1. This site uses cookies. By continuing to use this site, you are agreeing to our use of cookies. Learn More.

Gasoline leaking

Discussion in 'Microvans' started by hilbert, Feb 3, 2020.

  1. hilbert

    hilbert New Member

    Last thirstday I drove my Subaru Libero (Domingo E12-FA8 from year '97) van after one day parked, as usual, for few km, just the time to warm it up. When I stopped, I smell gasoline outside, but I couldn't see anything on the ground.
    The following morning, after a dozen km, the smell was intense, and I saw a leaking from above the rear left wheel.
    I hadn't the time to look better yet.

    Anyone has comments or suggestion about it?

    I hope I can fix it quickly, without the need of very special spares...
     
  2. Jigs-n-fixtures

    Jigs-n-fixtures Well-Known Member

    Most probably a bad fuel line. The “rubber” ones degrade over time. And, if you live some where with ethanol blended fuel, the “rubbers used in older cars were not always formulated to resist the alcohol, and would break down.

    When the town I was living in first went to ethanol I had to do a bunch of tricks with my rigs to keep them running. My 69-F250 wasn’t too bad, changed out three lengths of soft hose, and put a new needle and seat in the carb.

    My Car was a different matter. It had a premium fuel tank, which had been lined with something to keep it from rusting. I ended up with a bank of four really big fuel filters in the trunk, set up in parallel, that I had to change once a week. After a couple of months, all the lining had sloughed off, and I was back in business.
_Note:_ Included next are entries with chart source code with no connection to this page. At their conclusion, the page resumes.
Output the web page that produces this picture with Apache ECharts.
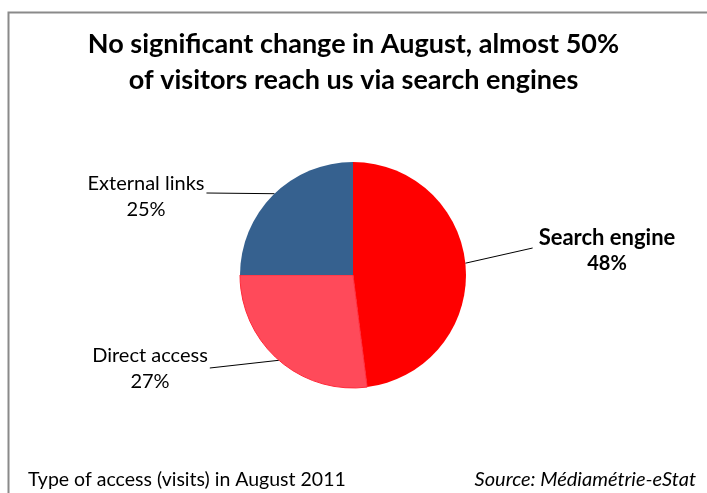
<!DOCTYPE html>
<html><head><meta charset="utf-8">
<script src="https://cdn.jsdelivr.net/npm/echarts@6/dist/echarts.min.js"></script>
<style>html,body{margin:0;padding:0;background:#fff}#c{width:707px;height:493px}</style>
</head><body><div id="c"></div><script>
const categories = ['Search engine', 'Direct access', 'External links'];
const values = [48, 27, 25];
const colors = ['#FF0000', '#FF4A5A', '#36618F'];
const titleText = 'No significant change in August, almost 50%\nof visitors reach us via search engines';
const footLeft = 'Type of access (visits) in August 2011';
const footRight = 'Source: Médiamétrie-eStat';

const FONT = 'Lato';
const cx = 353, cy = 275, R = 113;
// label layout helpers (centre of each label block, anchor angle on the pie edge)
const labelPos = [
  {x: 607, y: 251, angle: 6, endDy: -3},
  {x: 150, y: 369, angle: 229, endDy: -1},
  {x: 146, y: 197, angle: 134, endDy: -4}
];

const chart = echarts.init(document.getElementById('c'), null, {renderer: 'canvas'});
chart.setOption({
  backgroundColor: '#fff',
  animation: false,
  graphic: [{
    type: 'rect', left: 6, top: 10, silent: true,
    shape: {width: 760, height: 560},
    style: {fill: 'none', stroke: '#8a8a8a', lineWidth: 2}
  }],
  title: [
    {text: titleText, left: 'center', top: 21,
     textStyle: {fontFamily: FONT, fontSize: 27, fontWeight: 'bold', color: '#000', lineHeight: 36}},
    {text: footLeft, left: 23, top: 465,
     textStyle: {fontFamily: FONT, fontSize: 19.5, fontWeight: 'normal', color: '#000'}},
    {text: footRight, right: 6, top: 465,
     textStyle: {fontFamily: FONT, fontSize: 20, fontWeight: 'normal', fontStyle: 'italic', color: '#000'}}
  ],
  series: [{
    type: 'pie',
    center: [cx, cy],
    radius: R,
    startAngle: 90,
    clockwise: true,
    data: categories.map((n, i) => ({
      name: n, value: values[i],
      itemStyle: {color: colors[i], borderColor: i === 1 ? '#FF2A3A' : colors[i], borderWidth: i === 1 ? 1 : 0},
      label: i === 0 ? {formatter: '{n|{b}}\n{p|{c}%}'} : {}
    })),
    label: {
      show: true, position: 'outside',
      formatter: '{b}\n{c}%',
      fontFamily: FONT, fontSize: 20, lineHeight: 26, color: '#000',
      rich: {
        n: {fontFamily: FONT, fontSize: 22, fontWeight: 'bold', lineHeight: 26, color: '#000'},
        p: {fontFamily: FONT, fontSize: 20, fontWeight: 'bold', lineHeight: 26, color: '#000'}
      }
    },
    labelLine: {show: true, length: 10, length2: 10, lineStyle: {color: '#000', width: 1}},
    labelLayout: function (p) {
      const L = labelPos[p.dataIndex];
      const w = p.labelRect.width;
      const a = L.angle * Math.PI / 180;
      const px = cx + R * Math.cos(a), py = cy - R * Math.sin(a);
      const right = px > cx;
      const ex = right ? L.x - w / 2 - 6 : L.x + w / 2 + 2;
      const ey = L.y + L.endDy;
      return {x: L.x, y: L.y, align: 'center', verticalAlign: 'middle',
              labelLinePoints: [[px, py], [ex, ey], [ex, ey]]};
    },
    emphasis: {disabled: true}
  }]
});
</script></body></html>
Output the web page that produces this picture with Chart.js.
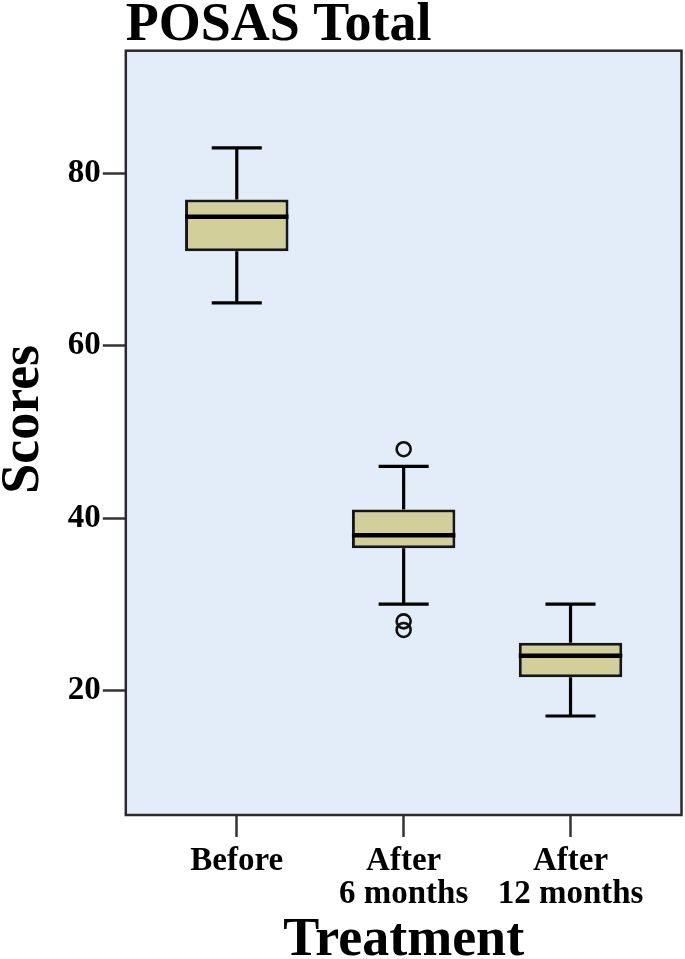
<!DOCTYPE html>
<html>
<head>
<meta charset="utf-8">
<script src="https://cdn.jsdelivr.net/npm/chart.js@4.4.0/dist/chart.umd.min.js"></script>
<style>
  body { margin: 0; background: #fff; }
  #wrap { width: 685px; height: 959px; position: relative; }
</style>
</head>
<body>
<div id="wrap"><canvas id="chart"></canvas></div>
<script>
// values
let categories = [['Before'], ['After', '6 months'], ['After', '12 months']];
let whiskerLow = [65, 30, 17];
let quartile1 = [71, 36.5, 21.5];
let medians = [75, 38, 24];
let quartile3 = [77, 41, 25.5];
let whiskerHigh = [83, 46, 30];
let outlierGroup = [1, 1, 1];
let outlierValues = [48, 28, 27];
let yTicks = [20, 40, 60, 80];

let serif = '"Liberation Serif", "Times New Roman", serif';
let boxHalf = 0.31;   // half box width, in category units
let capHalf = 0.15;   // half whisker cap width

let boxData = categories.map((c, i) => ({x: i, y: [quartile1[i], quartile3[i]]}));

let whiskerData = [];
let medianData = [];
categories.forEach((c, i) => {
    whiskerData.push({x: i - capHalf, y: whiskerHigh[i]}, {x: i + capHalf, y: whiskerHigh[i]}, {x: i, y: null});
    whiskerData.push({x: i, y: whiskerHigh[i]}, {x: i, y: quartile3[i]}, {x: i, y: null});
    whiskerData.push({x: i, y: quartile1[i]}, {x: i, y: whiskerLow[i]}, {x: i, y: null});
    whiskerData.push({x: i - capHalf, y: whiskerLow[i]}, {x: i + capHalf, y: whiskerLow[i]}, {x: i, y: null});
    medianData.push({x: i - boxHalf, y: medians[i]}, {x: i + boxHalf, y: medians[i]}, {x: i, y: null});
});

let outlierData = outlierValues.map((v, i) => ({x: outlierGroup[i], y: v}));

let plotFrame = {
    id: 'plotFrame',
    beforeDraw(chart) {
        let a = chart.chartArea;
        let ctx = chart.ctx;
        ctx.save();
        ctx.fillStyle = '#E3EDFA';
        ctx.fillRect(a.left, a.top, a.right - a.left, a.bottom - a.top);
        ctx.restore();
    },
    afterDraw(chart) {
        let a = chart.chartArea;
        let ctx = chart.ctx;
        ctx.save();
        ctx.strokeStyle = '#2a2a2a';
        ctx.lineWidth = 2.5;
        ctx.strokeRect(a.left, a.top, a.right - a.left, a.bottom - a.top);
        ctx.restore();
    }
};

let ctx = document.getElementById('chart');

let myBoxChart = new Chart(ctx, {
    type: 'bar',
    data: {
        datasets: [
            {
                type: 'line',
                data: outlierData,
                showLine: false,
                pointRadius: 7,
                pointBorderWidth: 2.6,
                pointBorderColor: '#111',
                pointBackgroundColor: 'rgba(0,0,0,0)',
                order: 0
            },
            {
                type: 'line',
                data: medianData,
                borderColor: '#000',
                borderWidth: 4.5,
                pointRadius: 0,
                spanGaps: false,
                order: 1
            },
            {
                type: 'bar',
                data: boxData,
                backgroundColor: '#D3CF9B',
                borderColor: '#161616',
                borderWidth: 3,
                borderSkipped: false,
                categoryPercentage: 1,
                barPercentage: 0.62,
                order: 2
            },
            {
                type: 'line',
                data: whiskerData,
                borderColor: '#000',
                borderWidth: 3.2,
                pointRadius: 0,
                spanGaps: false,
                order: 3
            }
        ]
    },
    options: {
        responsive: true,
        maintainAspectRatio: false,
        animation: false,
        layout: { autoPadding: false, padding: { left: 0, right: 3.5, top: 0, bottom: 0 } },
        plugins: {
            legend: { display: false },
            tooltip: { enabled: false },
            title: {
                display: true,
                text: 'POSAS Total',
                align: 'start',
                fullSize: false,
                color: '#000',
                font: { family: serif, size: 54, weight: 'bold', lineHeight: 0.9 },
                padding: { top: 2, bottom: 0.1 }
            }
        },
        scales: {
            x: {
                type: 'linear',
                min: -0.665,
                max: 2.665,
                offset: false,
                afterBuildTicks: s => { s.ticks = categories.map((c, i) => ({value: i})); },
                afterFit: s => { s.height = 144; },
                border: { display: false },
                grid: {
                    offset: false,
                    drawOnChartArea: false,
                    drawTicks: true,
                    tickLength: 22,
                    tickColor: '#333',
                    tickWidth: 2.5
                },
                ticks: {
                    color: '#000',
                    font: { family: serif, size: 33, weight: 'bold', lineHeight: 1 },
                    padding: 8,
                    maxRotation: 0,
                    autoSkip: false,
                    callback: v => categories[v]
                },
                title: {
                    display: true,
                    text: 'Treatment',
                    color: '#000',
                    font: { family: serif, size: 54, weight: 'bold', lineHeight: 0.67 },
                    padding: 0
                }
            },
            y: {
                min: 5.5,
                max: 94.3,
                afterBuildTicks: s => { s.ticks = yTicks.map(v => ({value: v})); },
                afterFit: s => { s.width = 125.8; },
                border: { display: false },
                grid: {
                    drawOnChartArea: false,
                    drawTicks: true,
                    tickLength: 23,
                    tickColor: '#333',
                    tickWidth: 2.5
                },
                ticks: {
                    color: '#000',
                    font: { family: serif, size: 33, weight: 'bold' },
                    padding: 2
                },
                title: {
                    display: true,
                    text: '  Scores',
                    color: '#000',
                    font: { family: serif, size: 54, weight: 'bold', lineHeight: 0.9 },
                    padding: 0
                }
            }
        }
    },
    plugins: [plotFrame]
});
</script>
</body>
</html>
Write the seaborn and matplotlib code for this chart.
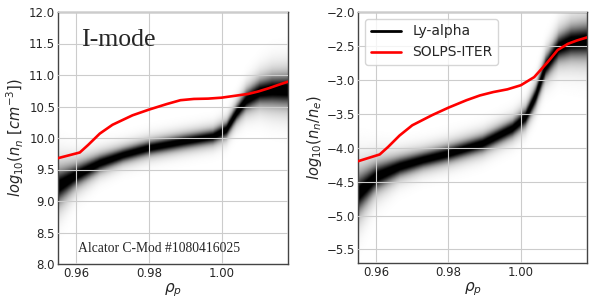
import numpy as np
import pandas as pd
import matplotlib
matplotlib.use("Agg")
import matplotlib.pyplot as plt
import seaborn as sns
from matplotlib.lines import Line2D

# ---- data ----
# SOLPS-ITER (red) curves
solps_rho = [0.955, 0.961, 0.9633, 0.9665, 0.970, 0.9755, 0.980, 0.985, 0.9887, 0.9924, 0.9963, 1.000, 1.0037, 1.0074, 1.0102, 1.013, 1.0155, 1.0186]
solps_nn = [9.68, 9.77, 9.89, 10.07, 10.21, 10.36, 10.45, 10.54, 10.60, 10.62, 10.625, 10.64, 10.67, 10.70, 10.74, 10.79, 10.84, 10.90]
solps_frac = [-4.20, -4.10, -3.99, -3.82, -3.67, -3.52, -3.41, -3.30, -3.23, -3.18, -3.14, -3.08, -2.96, -2.74, -2.56, -2.47, -2.42, -2.37]

# Ly-alpha inferred profiles: centre and width of the probability band
lya_rho = [0.955, 0.960, 0.9665, 0.973, 0.980, 0.9895, 0.9977, 1.0014, 1.0041, 1.0069, 1.0106, 1.0140, 1.0186]
lya_nn = [9.23, 9.41, 9.60, 9.73, 9.84, 9.94, 10.02, 10.13, 10.39, 10.60, 10.73, 10.76, 10.76]
lya_nn_sig = [0.15, 0.10, 0.075, 0.065, 0.065, 0.065, 0.065, 0.07, 0.075, 0.09, 0.11, 0.13, 0.14]
lya_frac = [-4.68, -4.43, -4.28, -4.18, -4.09, -3.94, -3.72, -3.55, -3.25, -2.81, -2.52, -2.44, -2.42]
lya_frac_sig = [0.16, 0.11, 0.08, 0.07, 0.07, 0.07, 0.07, 0.075, 0.08, 0.09, 0.11, 0.13, 0.14]

xlim = (0.955, 1.0183)
ylims = [(8.0, 12.0), (-5.7, -2.0)]
xticks = [0.96, 0.98, 1.00]
yticks = [np.arange(8.0, 12.01, 0.5), np.arange(-5.5, -1.99, 0.5)]
ylabels = [r"$log_{10}(n_n\ [cm^{-3}])$", r"$log_{10}(n_n/n_e)$"]

sns.set_theme(style="whitegrid")
plt.rcParams["font.family"] = ["DejaVu Sans"]

fig = plt.figure(figsize=(6.06, 3.03), dpi=100)
ax1 = fig.add_axes([58/606, 1-264/303, 230/606, 252/303])
ax2 = fig.add_axes([358/606, 1-263/303, 229/606, 251/303])

def band(ax, rho, mu, sig, ylim):
    xs = np.linspace(xlim[0], xlim[1], 400)
    ys = np.linspace(ylim[0], ylim[1], 600)
    m = np.interp(xs, rho, mu)
    s = np.interp(xs, rho, sig)
    Y, M = np.meshgrid(ys, m, indexing="ij")
    S = np.broadcast_to(s, Y.shape)
    z = (Y - M) / S
    dens = 0.65 * np.exp(-0.5 * z ** 2) + 0.35 * np.exp(-0.5 * (z / 2.0) ** 2)
    ax.imshow(dens, extent=[xlim[0], xlim[1], ylim[0], ylim[1]], origin="lower",
              aspect="auto", cmap="gray_r", vmin=0.0, vmax=0.9, interpolation="bilinear",
              zorder=1)

for ax, mu, sig, sol, yl, yt, lab in [
    (ax1, lya_nn, lya_nn_sig, solps_nn, ylims[0], yticks[0], ylabels[0]),
    (ax2, lya_frac, lya_frac_sig, solps_frac, ylims[1], yticks[1], ylabels[1]),
]:
    band(ax, lya_rho, mu, sig, yl)
    sns.lineplot(x=solps_rho, y=sol, ax=ax, color="red", lw=1.9, legend=False, zorder=5)
    ax.set_xlim(*xlim)
    ax.set_ylim(*yl)
    ax.set_xticks(xticks)
    ax.set_xticklabels(["0.96", "0.98", "1.00"])
    ax.set_yticks(yt)
    ax.set_yticklabels([f"{v:.1f}".replace("-", "\u2212") for v in yt])
    ax.tick_params(labelsize=8.5, length=0, pad=2)
    ax.set_xlabel(r"$\rho_p$", fontsize=11, labelpad=1)
    ax.set_ylabel(lab, fontsize=10.5, labelpad=2)
    ax.grid(True, color="#cccccc", lw=0.8)
    ax.set_axisbelow(False)
    for sp in ax.spines.values():
        sp.set_color("#444444")
        sp.set_linewidth(1.0)
    ax.set_facecolor("white")

for gl in ax1.get_xgridlines() + ax1.get_ygridlines() + ax2.get_xgridlines() + ax2.get_ygridlines():
    gl.set_zorder(0.5)

ax1.text(0.9613, 11.55, "I-mode", fontsize=18.5, family="Liberation Serif", va="center", ha="left")
ax1.text(0.9605, 8.25, "Alcator C-Mod #1080416025", fontsize=9.8, family="Liberation Serif",
         va="center", ha="left")

handles = [Line2D([], [], color="black", lw=2), Line2D([], [], color="red", lw=1.9)]
ax2.legend(handles, ["Ly-alpha", "SOLPS-ITER"], loc="upper left", fontsize=10, frameon=True,
           framealpha=0.8, edgecolor="#cccccc", borderaxespad=0.5, handlelength=2.2)

fig.savefig("out.png", dpi=100)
    Lesson learned, was that the ethanol fuels don’t work well with vehicles not made for them.
     
  3. hilbert

    hilbert New Member

    Update!
    In the area of fuel pipe, over the rear wheel there is a fan fixed to a holder which is part of main frame. Such holder was being corroded by rust, and the fan felt down on the pipes, damaging one of them.
    Cost for the repairment was mainly for restoring the frame, where the rust damaged it, letting the fan holder fall down. The only sparepart needed was a piece of fuel pipe, the rest was grinder and welding work
    I do not have any picture, but I plan to open the engine cover, and take some.